Scientific American highlights an article written by the chef regarding the way he incorporates the unwanted plants and animals that often take over areas where they don’t belong, threatening other species that are actually beneficial to their intended locale. Lai points out examples like wild boar and Asian carp that are very destructive to the ecosystem and can end up costing an estimated $120 billion a year.

Lai, who has always strived to be an eco friendly chef, intends to convince everyone that eating invasive species can be both productive in reducing the populations of these unwanted critters and delicious. He writes, “Our solution? Eat them. By collecting invasive seafood on shellfish beds, for instance, we basically provide a free weeding service. I also hope to convince the world that these invasives can be delicious—if you get into the right mind-set.”

The chef goes on to describe a few of the delectable sounding dishes that also happen to contain invasive species. He writes about what he has managed to do with kudzu, “Kudzu, known as the mile-a-minute plant for how quickly it grows, is in the pea family and was introduced to the U.S. from Asia by gardeners in the 1930s. It creates a canopy and suffocates native forests.

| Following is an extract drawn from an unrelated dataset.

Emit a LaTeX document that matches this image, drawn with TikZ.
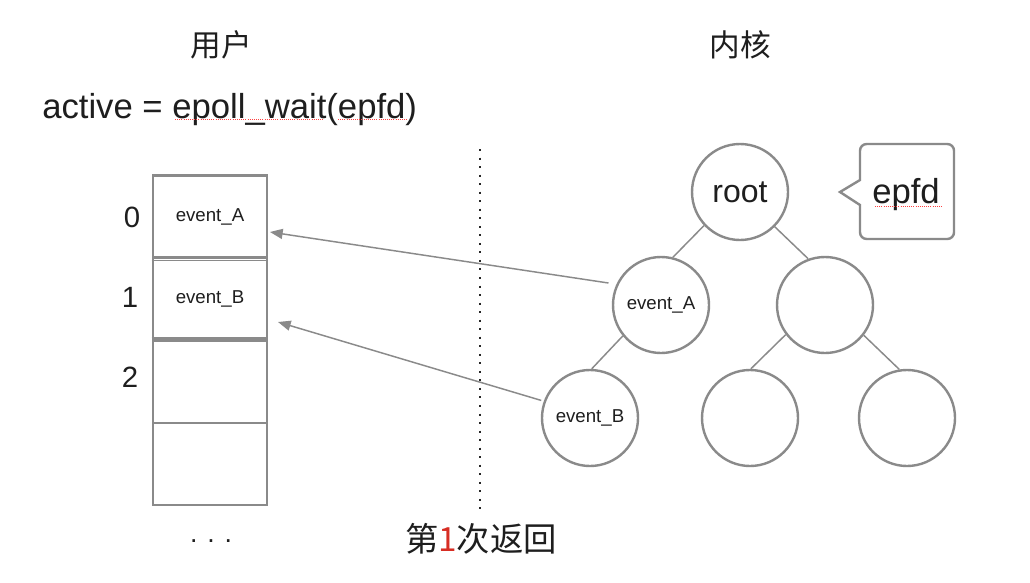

I rub bow-shot swan in a puree of olive oil, freshly grated ginger and Jamaican jerk seasoning, then slow-roast it. The tender dark meat is finely chopped and mixed with roasted shallots and rosemary. Served in a steamed kudzu-leaf roll stuffed with a sherry-scented sticky rice and wild morels.”

What do you think of chef Bun Lai’s approach to invasive species cooking?

Would you be interested in dining at a place that incorporated invasive species on the menu?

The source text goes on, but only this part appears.